# Angular Velocity Problem - Merry Go Round

1. Nov 26, 2009

### vm310

A 4.8m diameter merry-go-round is rotating freely with an angular velocity of 0.8rad/s. Its total moment of inertia is 1950(kg)(m2). Skid, Mitch, Larry, and Greezy all jump on at the same time. They each have a mass of 65kg.What is the angular velocity now?

Relevant equations
$$\omega=\frac{v}{r}$$

$$I=\frac{1}{2}$$mv2

3. The attempt at a solution
I'm totally lost. Someone please give me a hint :tongue:

Thanks

2. Nov 26, 2009

### cepheid

Staff Emeritus
This is not actually correct. 1/2 mv^2 is the formula for kinetic energy. The moment of inertia of a rotating body is something totally different, and it depends on both the mass of the body and its shape. But you don't have to worry about how to calculate it, because the problem *gives* you its numerical value right from the start.
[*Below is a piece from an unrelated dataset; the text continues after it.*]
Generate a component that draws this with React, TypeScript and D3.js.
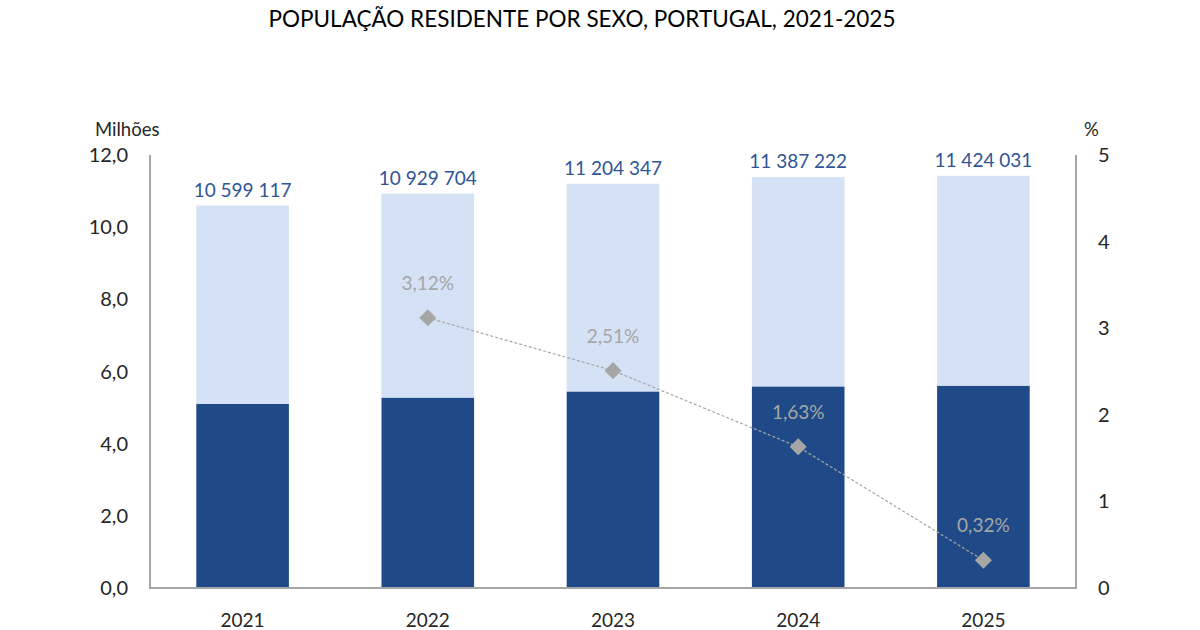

There is a relationship between moment of inertia, angular velocity, and angular momentum. If you look at it closely, it should become clear what to do.
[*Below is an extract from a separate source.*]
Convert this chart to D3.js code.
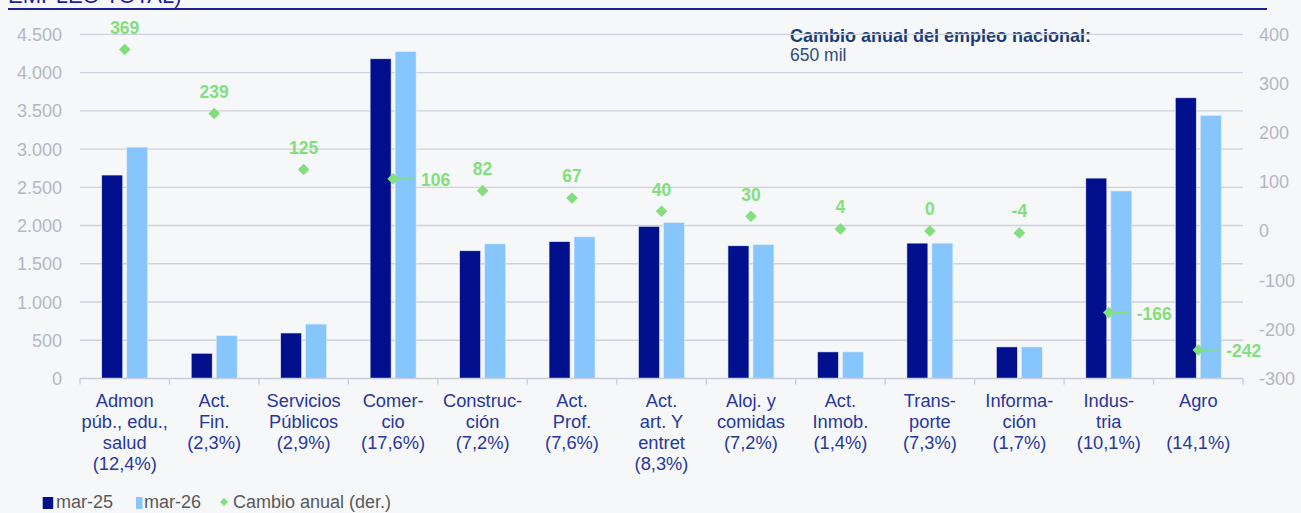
<!DOCTYPE html>
<html><head><meta charset="utf-8">
<script src="https://cdn.jsdelivr.net/npm/d3@7"></script>
<style>
html,body{margin:0;padding:0;background:#f6f7f8;}
svg{display:block;font-family:"Liberation Sans",Arial,sans-serif;}
</style></head>
<body>
<svg id="c" width="1301" height="513"></svg>
<script>
const categories = [
  ["Admon","púb., edu.,","salud","(12,4%)"],
  ["Act.","Fin.","(2,3%)"],
  ["Servicios","Públicos","(2,9%)"],
  ["Comer-","cio","(17,6%)"],
  ["Construc-","ción","(7,2%)"],
  ["Act.","Prof.","(7,6%)"],
  ["Act.","art. Y","entret","(8,3%)"],
  ["Aloj. y","comidas","(7,2%)"],
  ["Act.","Inmob.","(1,4%)"],
  ["Trans-","porte","(7,3%)"],
  ["Informa-","ción","(1,7%)"],
  ["Indus-","tria","(10,1%)"],
  ["Agro","","(14,1%)"]
];
const mar25 = [2660, 330, 595, 4180, 1670, 1790, 1990, 1735, 348, 1770, 413, 2620, 3670];
const mar26 = [3025, 560, 712, 4275, 1760, 1852, 2040, 1752, 348, 1770, 413, 2452, 3440];
const cambio = [369, 239, 125, 106, 82, 67, 40, 30, 4, 0, -4, -166, -242];
const sideLabel = [false,false,false,true,false,false,false,false,false,false,false,true,true];
const leftTicks = [0,500,1000,1500,2000,2500,3000,3500,4000,4500];
const rightTicks = [-300,-200,-100,0,100,200,300,400];
const seriesNames = ["mar-25","mar-26"];

const svg = d3.select("#c");
const fmtL = d => d3.format(",")(d).replace(/,/g,".");

const x = d3.scaleBand().domain(d3.range(categories.length)).range([80,1243]).padding(0);
const x1 = d3.scaleBand().domain(seriesNames).range([0,x.bandwidth()]).paddingInner(0.16).paddingOuter(0.87);
const yL = d3.scaleLinear().domain([0,4500]).range([378.5,34.3]);
const yR = d3.scaleLinear().domain([-300,400]).range([378.5,34.3]);
const colors = {"mar-25":"#00108c","mar-26":"#86c6fd"};
const green = "#82df7e";

// title remnant + rule
svg.append("text").attr("x",8).attr("y",3).attr("fill","#1d1fa0").attr("font-size",22)
  .text("EMPLEO TOTAL)");
svg.append("line").attr("x1",8).attr("x2",1267).attr("y1",9).attr("y2",9)
  .attr("stroke","#1a1f9e").attr("stroke-width",2.2);

// annotation (under gridlines)
svg.append("text").attr("x",790).attr("y",42.3).attr("fill","#1b3d72").attr("font-weight","bold")
  .attr("font-size",18).text("Cambio anual del empleo nacional:");
svg.append("text").attr("x",790).attr("y",60.7).attr("fill","#2d4c7c")
  .attr("font-size",17.5).text("650 mil");

// gridlines
svg.append("g").selectAll("line").data(leftTicks.filter(d=>d>0)).join("line")
  .attr("x1",80).attr("x2",1243).attr("y1",d=>yL(d)).attr("y2",d=>yL(d))
  .attr("stroke","#cfd2de").attr("stroke-width",1.3);

// left axis labels
svg.append("g").selectAll("text").data(leftTicks).join("text")
  .attr("x",62).attr("y",d=>yL(d)+6.5).attr("text-anchor","end")
  .attr("fill","#b3b7c3").attr("font-size",18).text(fmtL);
// right axis labels
svg.append("g").selectAll("text").data(rightTicks).join("text")
  .attr("x",1259).attr("y",d=>yR(d)+6.5).attr("text-anchor","start")
  .attr("fill","#b3b7c3").attr("font-size",18).text(d=>d);

// bars
const data = categories.map((c,i)=>({i, vals:[{k:"mar-25",v:mar25[i]},{k:"mar-26",v:mar26[i]}]}));
const g = svg.append("g").selectAll("g").data(data).join("g")
  .attr("transform",d=>`translate(${x(d.i)},0)`);
g.selectAll("rect").data(d=>d.vals).join("rect")
  .attr("x",d=>x1(d.k)).attr("width",x1.bandwidth())
  .attr("y",d=>yL(d.v)).attr("height",d=>yL(0)-yL(d.v))
  .attr("fill",d=>colors[d.k]).attr("stroke","#e8eefc").attr("stroke-width",0.6);

// x axis line and ticks
svg.append("line").attr("x1",80).attr("x2",1243).attr("y1",yL(0)).attr("y2",yL(0))
  .attr("stroke","#c9ccd9").attr("stroke-width",1.3);
svg.append("g").selectAll("line").data(d3.range(categories.length+1)).join("line")
  .attr("x1",d=>80+d*x.step()).attr("x2",d=>80+d*x.step())
  .attr("y1",yL(0)).attr("y2",yL(0)+6).attr("stroke","#c9ccd9").attr("stroke-width",1.3);

// category labels
const cl = svg.append("g").selectAll("text").data(categories).join("text")
  .attr("text-anchor","middle").attr("fill","#27379b").attr("font-size",18.3);
cl.each(function(lines,i){
  const t = d3.select(this);
  lines.forEach((ln,j)=>{
    t.append("tspan").attr("x",x(i)+x.bandwidth()/2).attr("y",406.7+j*21).text(ln);
  });
});

// change markers
const cx = i => x(i)+x.bandwidth()/2;
const mk = svg.append("g");
cambio.forEach((v,i)=>{
  const px = cx(i), py = yR(v), r = 5.8;
  if (sideLabel[i]) {
    mk.append("line").attr("x1",px).attr("x2",px+21).attr("y1",py).attr("y2",py)
      .attr("stroke",green).attr("stroke-width",1.5);
  }
  mk.append("path").attr("d",`M${px},${py-r}L${px+r},${py}L${px},${py+r}L${px-r},${py}Z`).attr("fill",green);
  const t = mk.append("text").attr("fill",green).attr("font-weight","bold").attr("font-size",17.5).text(v);
  if (sideLabel[i]) t.attr("x",px+28).attr("y",py+7);
  else t.attr("x",px).attr("y",py-15.7).attr("text-anchor","middle");
});

// legend
const lg = svg.append("g");
lg.append("rect").attr("x",42.7).attr("y",497).attr("width",10.5).attr("height",12).attr("fill",colors["mar-25"]);
lg.append("text").attr("x",56).attr("y",508.3).attr("font-size",18).attr("fill","#595959").text("mar-25");
lg.append("rect").attr("x",136).attr("y",497).attr("width",6.5).attr("height",12).attr("fill",colors["mar-26"]);
lg.append("text").attr("x",144).attr("y",508.3).attr("font-size",18).attr("fill","#595959").text("mar-26");
lg.append("path").attr("d","M224,498L228,502L224,506L220,502Z").attr("fill",green);
lg.append("text").attr("x",233).attr("y",508.3).attr("font-size",18).attr("fill","#595959").text("Cambio anual (der.)");
</script>
</body></html>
EDIT: Hint 1 - One of these three quantities changes after the kids jump on, as compared to before, which results in a change in another one of the quantities.

Hint 2 - As is often the case in physics, a general conservation law is what allows us to understand how the system will respond after the change has occurred.

3. Nov 26, 2009

### vm310

Thank you for the quick response. I know that,

$$L=I\omega$$

and that,

$$L=mvr$$

I know I'm supposed to sum the masses of everyone who jumps on, but am I suppose to sum the radius also?

4. Nov 26, 2009

### cepheid

Staff Emeritus
Right, and the quantity that changes (before vs. after) is the moment of inertia of the merry go round, because now it has the additional individual moments of inertia of the people standing on it. If you can figure out by how much I changes, you can figure out how much omega changes (because angular momentum is conserved).

5. Nov 27, 2009

### vm310

Thanks cepheid I got it!